RAW RECORDS
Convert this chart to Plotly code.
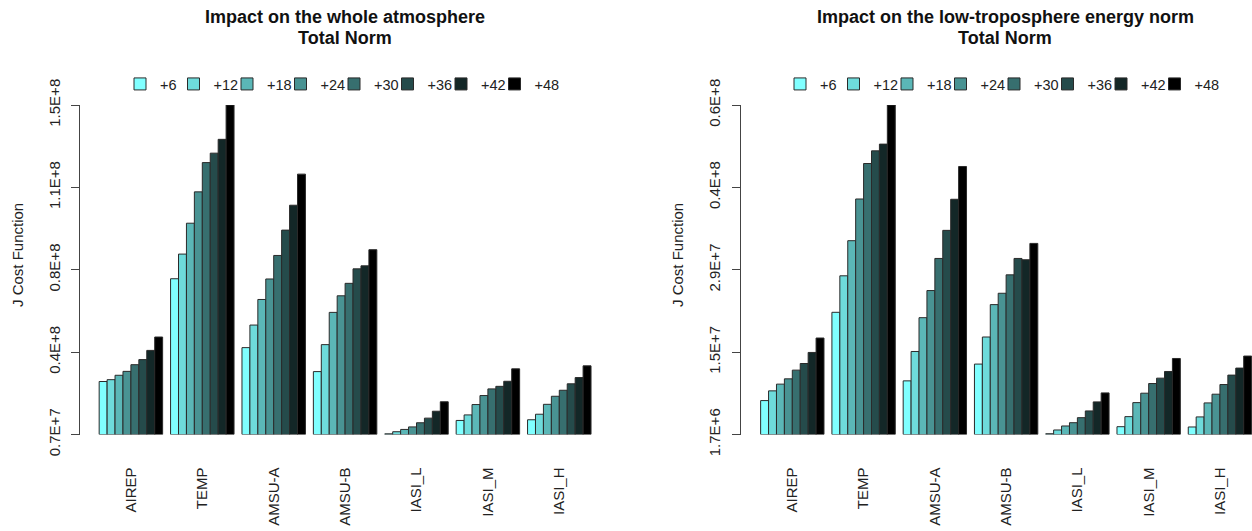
import plotly.graph_objects as go

# ---------------- data ----------------
categories = ["AIREP", "TEMP", "AMSU-A", "AMSU-B", "IASI_L", "IASI_M", "IASI_H"]
lead_times = ["+6", "+12", "+18", "+24", "+30", "+36", "+42", "+48"]

# Panel 1: impact on the whole atmosphere (values per lead time +6 ... +48)
whole_airep = [3.00e7, 3.08e7, 3.27e7, 3.44e7, 3.73e7, 3.95e7, 4.35e7, 4.93e7]
whole_temp = [7.46e7, 8.53e7, 9.87e7, 1.123e8, 1.250e8, 1.291e8, 1.351e8, 1.500e8]
whole_amsua = [4.47e7, 5.45e7, 6.56e7, 7.45e7, 8.47e7, 9.57e7, 1.065e8, 1.200e8]
whole_amsub = [3.43e7, 4.60e7, 6.00e7, 6.72e7, 7.26e7, 7.89e7, 8.02e7, 8.72e7]
whole_iasil = [0.73e7, 0.82e7, 0.92e7, 1.03e7, 1.21e7, 1.41e7, 1.71e7, 2.12e7]
whole_iasim = [1.31e7, 1.55e7, 2.00e7, 2.39e7, 2.68e7, 2.79e7, 3.01e7, 3.55e7]
whole_iasih = [1.34e7, 1.58e7, 2.01e7, 2.36e7, 2.62e7, 2.90e7, 3.17e7, 3.68e7]

# Panel 2: impact on the low-troposphere energy norm
low_airep = [7.70e6, 9.42e6, 1.061e7, 1.155e7, 1.309e7, 1.426e7, 1.622e7, 1.877e7]
low_temp = [2.332e7, 2.978e7, 3.599e7, 4.337e7, 4.965e7, 5.189e7, 5.308e7, 6.000e7]
low_amsua = [1.119e7, 1.639e7, 2.237e7, 2.717e7, 3.285e7, 3.782e7, 4.332e7, 4.912e7]
low_amsub = [1.416e7, 1.895e7, 2.468e7, 2.669e7, 2.995e7, 3.285e7, 3.262e7, 3.551e7]
low_iasil = [1.84e6, 2.50e6, 3.21e6, 3.79e6, 4.68e6, 5.87e6, 7.47e6, 9.06e6]
low_iasim = [3.08e6, 4.86e6, 7.34e6, 9.01e6, 1.072e7, 1.167e7, 1.285e7, 1.515e7]
low_iasih = [3.03e6, 4.81e6, 7.29e6, 8.83e6, 1.054e7, 1.221e7, 1.345e7, 1.558e7]

# y-axis extents and tick labels (as printed on the chart)
whole_ymin, whole_ymax = 7.0e6, 1.5e8
whole_ticktext = ["0.7E+7", "0.4E+8", "0.8E+8", "1.1E+8", "1.5E+8"]
low_ymin, low_ymax = 1.7e6, 6.0e7
low_ticktext = ["1.7E+6", "1.5E+7", "2.9E+7", "0.4E+8", "0.6E+8"]

colors = ["#80FFFF", "#6EDBDB", "#5BB7B7", "#499393", "#376F6F", "#254B4B", "#132727", "#000000"]

FONT = "Liberation Sans, Arial, Helvetica, sans-serif"

whole = [whole_airep, whole_temp, whole_amsua, whole_amsub, whole_iasil, whole_iasim, whole_iasih]
low = [low_airep, low_temp, low_amsua, low_amsub, low_iasil, low_iasim, low_iasih]

fig = go.Figure()

for panel, (data, ymin, xa, ya, leg) in enumerate([
        (whole, whole_ymin, "x", "y", "legend"),
        (low, low_ymin, "x2", "y2", "legend2")]):
    for i, lt in enumerate(lead_times):
        vals = [cat[i] for cat in data]
        fig.add_trace(go.Bar(
            x=categories,
            y=[v - ymin for v in vals],
            base=ymin,
            customdata=vals,
            hovertemplate="%{x} " + lt + ": %{customdata:.3e}<extra></extra>",
            name=lt,
            legendwidth=30 if i == len(lead_times) - 1 else None,
            marker=dict(color=colors[i], line=dict(color="#2a2a2a", width=1)),
            xaxis=xa, yaxis=ya, legend=leg,
        ))


def ticks(lo, hi, n=5):
    return [lo + (hi - lo) * k / (n - 1) for k in range(n)]


H = 531.0
W = 1252.0
y_dom = [(H - 434.5) / H, (H - 105) / H]

axis_common = dict(
    showgrid=False, zeroline=False, automargin=False,
    tickfont=dict(family=FONT, size=15, color="#222"),
)

legend_common = dict(orientation="h", xanchor="left", yanchor="middle",
                     entrywidth=8.5, entrywidthmode="pixels", itemwidth=30,
                     bgcolor="rgba(0,0,0,0)", font=dict(family=FONT, size=14.5, color="#222"),
                     itemclick=False, itemdoubleclick=False)

fig.update_layout(
    width=1252, height=531,
    margin=dict(l=0, r=0, t=0, b=0),
    template="none",
    paper_bgcolor="white", plot_bgcolor="white",
    barmode="group", bargap=1 / 9, bargroupgap=0,
    font=dict(family=FONT, size=15, color="#222"),
    xaxis=dict(domain=[79.5 / W, 610.7 / W], range=[-0.72, 6.72], tickangle=-90,
               showline=False, ticks="", ticklabelstandoff=29, anchor="y", **axis_common),
    xaxis2=dict(domain=[741 / W, 1.0], range=[-0.72, 6.45], tickangle=-90,
                showline=False, ticks="", ticklabelstandoff=29, anchor="y2", **axis_common),
    yaxis=dict(domain=y_dom, range=[whole_ymin, whole_ymax], anchor="x",
               tickvals=ticks(whole_ymin, whole_ymax), ticktext=whole_ticktext,
               tickangle=-90, ticks="outside", ticklen=8, tickcolor="#444",
               ticklabelstandoff=5,
               showline=True, linecolor="#444", linewidth=1, **axis_common),
    yaxis2=dict(domain=y_dom, range=[low_ymin, low_ymax], anchor="x2",
                tickvals=ticks(low_ymin, low_ymax), ticktext=low_ticktext,
                tickangle=-90, ticks="outside", ticklen=8, tickcolor="#444",
                ticklabelstandoff=6,
                showline=True, linecolor="#444", linewidth=1, **axis_common),
    legend=dict(x=120 / W, y=(H - 84) / H, **legend_common),
    legend2=dict(x=780 / W, y=(H - 84) / H, **legend_common),
    showlegend=True,
)

annotations = [
    dict(text="<b>Impact on the whole atmosphere</b>", x=345 / W, y=(H - 17) / H),
    dict(text="<b>Total Norm</b>", x=345 / W, y=(H - 38) / H),
    dict(text="<b>Impact on the low-troposphere energy norm</b>", x=1005 / W, y=(H - 17) / H),
    dict(text="<b>Total Norm</b>", x=1005 / W, y=(H - 38) / H),
]
for a in annotations:
    fig.add_annotation(xref="paper", yref="paper", showarrow=False, xanchor="center",
                       yanchor="middle", font=dict(family=FONT, size=18, color="#111"), **a)

for xpx in (17, 677):
    fig.add_annotation(text="J Cost Function", xref="paper", yref="paper",
                       x=xpx / W, y=(H - 255) / H, textangle=-90, showarrow=False,
                       xanchor="center", yanchor="middle",
                       font=dict(family=FONT, size=15, color="#222"))

fig.write_html("out.html", config={"displayModeBar": False},
               post_script="document.body.style.margin='0px';document.body.style.overflow='hidden';")
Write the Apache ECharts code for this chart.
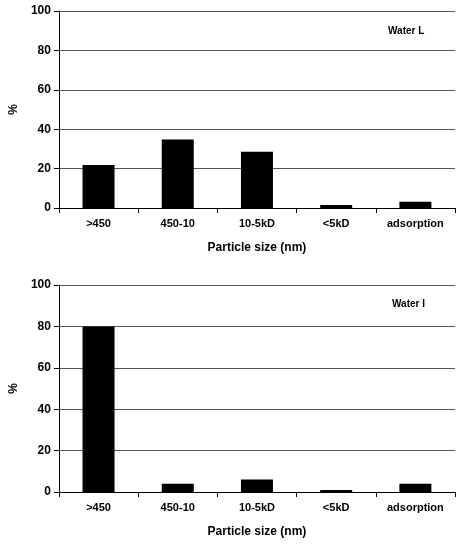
<!DOCTYPE html>
<html><head><meta charset="utf-8">
<script src="https://cdn.jsdelivr.net/npm/echarts@6/dist/echarts.min.js"></script>
<style>html,body{margin:0;padding:0;background:#fff}#c{width:474px;height:556px}</style>
</head><body><div id="c"></div>
<script>
const categories = ['>450','450-10','10-5kD','<5kD','adsorption'];
const waterL = [21.8, 34.8, 28.5, 1.5, 3.2];
const waterI = [80, 4, 6, 1, 4];
const yTicks = [0,20,40,60,80,100];
const F = 'Arial, Liberation Sans, sans-serif';
const chart = echarts.init(document.getElementById('c'));
function xAxis(i){return {gridIndex:i,type:'category',data:categories,
  axisLine:{lineStyle:{color:'#000'}},axisTick:{show:true,alignWithLabel:false,lineStyle:{color:'#000'}},
  axisLabel:{color:'#000',fontFamily:F,fontSize:11,fontWeight:'bold',margin:10},
  name:'Particle size (nm)',nameLocation:'middle',nameGap:34,
  nameTextStyle:{color:'#000',fontFamily:F,fontSize:12,fontWeight:'bold'}};}
function yAxis(i){return {gridIndex:i,type:'value',min:0,max:100,interval:20,
  axisLine:{show:true,lineStyle:{color:'#000'}},axisTick:{show:true,lineStyle:{color:'#000'}},
  splitLine:{lineStyle:{color:'#555'}},
  axisLabel:{color:'#000',fontFamily:F,fontSize:12,fontWeight:'bold',formatter:v=>yTicks.includes(v)?String(v):''},
  name:'%',nameLocation:'middle',nameGap:36,nameRotate:90,
  nameTextStyle:{color:'#000',fontFamily:F,fontSize:12,fontWeight:'bold'}};}
chart.setOption({
  animation:false,
  grid:[{left:55,top:11,width:400,height:197},{left:55,top:285,width:400,height:207}],
  xAxis:[xAxis(0),xAxis(1)],
  yAxis:[yAxis(0),yAxis(1)],
  graphic:[
    {type:'text',left:388,top:26,style:{text:'Water L',fill:'#000',font:'bold 10px '+F}},
    {type:'text',left:392,top:299,style:{text:'Water I',fill:'#000',font:'bold 10px '+F}}
  ],
  series:[
    {type:'bar',xAxisIndex:0,yAxisIndex:0,data:waterL,barWidth:32,itemStyle:{color:'#000'}},
    {type:'bar',xAxisIndex:1,yAxisIndex:1,data:waterI,barWidth:32,itemStyle:{color:'#000'}}
  ]
});
</script></body></html>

TASK BRIEF
Return the material line for line, from its beginning to the line that contains "2.90e7, 3.17e7, 3.68e7]", with the pictures left out.

OUTPUT
Convert this chart to Plotly code.
import plotly.graph_objects as go

# ---------------- data ----------------
categories = ["AIREP", "TEMP", "AMSU-A", "AMSU-B", "IASI_L", "IASI_M", "IASI_H"]
lead_times = ["+6", "+12", "+18", "+24", "+30", "+36", "+42", "+48"]

# Panel 1: impact on the whole atmosphere (values per lead time +6 ... +48)
whole_airep = [3.00e7, 3.08e7, 3.27e7, 3.44e7, 3.73e7, 3.95e7, 4.35e7, 4.93e7]
whole_temp = [7.46e7, 8.53e7, 9.87e7, 1.123e8, 1.250e8, 1.291e8, 1.351e8, 1.500e8]
whole_amsua = [4.47e7, 5.45e7, 6.56e7, 7.45e7, 8.47e7, 9.57e7, 1.065e8, 1.200e8]
whole_amsub = [3.43e7, 4.60e7, 6.00e7, 6.72e7, 7.26e7, 7.89e7, 8.02e7, 8.72e7]
whole_iasil = [0.73e7, 0.82e7, 0.92e7, 1.03e7, 1.21e7, 1.41e7, 1.71e7, 2.12e7]
whole_iasim = [1.31e7, 1.55e7, 2.00e7, 2.39e7, 2.68e7, 2.79e7, 3.01e7, 3.55e7]
whole_iasih = [1.34e7, 1.58e7, 2.01e7, 2.36e7, 2.62e7, 2.90e7, 3.17e7, 3.68e7]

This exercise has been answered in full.